Nuestra
relación con la muerte ha cambiado. Antes la gente moría en su casa. Las
mujeres de la familia se encargaban de arreglar el cadáver, de lavarlo, de vestirlo
o amortajarlo. El velatorio se celebraba en casa y, hasta la mañana siguiente, no
tomaban el relevo los de la funeraria para organizar el traslado a la iglesia y
al cementerio. Ahora todos los ritos que rodean a la muerte se han vuelto
impersonales. Desde el instante del fallecimiento, el muerto está solo o en
manos de extraños, como si jamás hubiese existido. Incluso el velatorio, si es que tiene
lugar, se realiza con un cristal de por medio. En este asunto, como en tantos
otros, a la gente de hoy no nos gusta mancharnos las manos. Delegamos en otros,
pagamos lo que haga falta con tal de ahorrarnos el contacto con los aspectos
más ingratos de la vida, y la muerte sin duda lo es.

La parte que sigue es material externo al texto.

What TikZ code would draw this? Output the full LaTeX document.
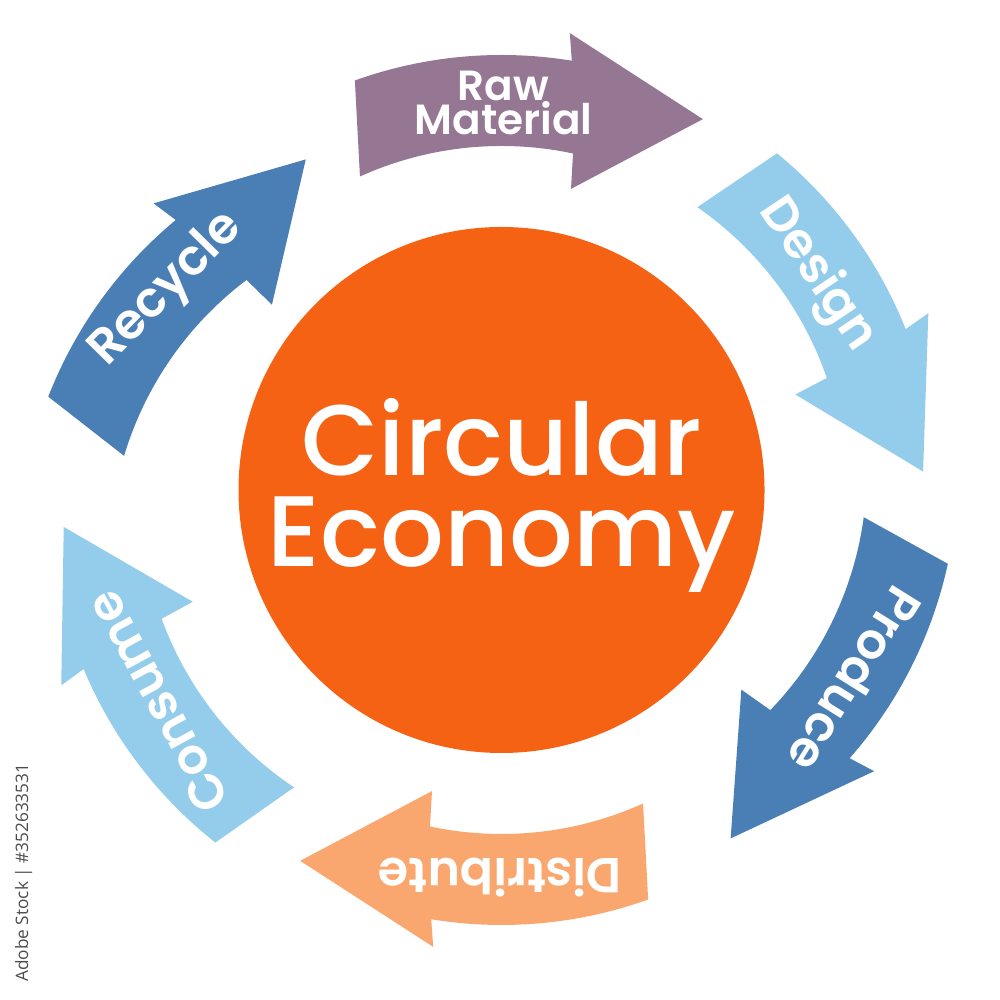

O tal vez no. Hace poco leí
un relato en el que un grupo de matrimonios esparcen las cenizas de una querida
amiga que había sido el nexo de unión entre todos ellos. Cuando vuelven a
reunirse, descubren que todos han conservado una reliquia de la fallecida. Al
parecer, la empresa funeraria cometió un error al incinerar el cadáver. Entre
las cenizas quedaron numerosas esquirlas de hueso calcinado, algunas del tamaño
de una nuez. Nadie reparó en el detalle hasta el momento de introducir la mano
en la urna para tomar su puñado de cenizas. Entonces, en secreto, cada uno se guardó
un fragmento de hueso. Cuando lo descubren, deciden que se reunirán todos los
años en conmemoración de la amiga muerta, y que cada cual llevará consigo ese trocito
de la persona a la que tanto amaron en vida. Los protagonistas del cuento no vacilan
en mancharse las manos. Una alegoría triste y a la vez muy hermosa.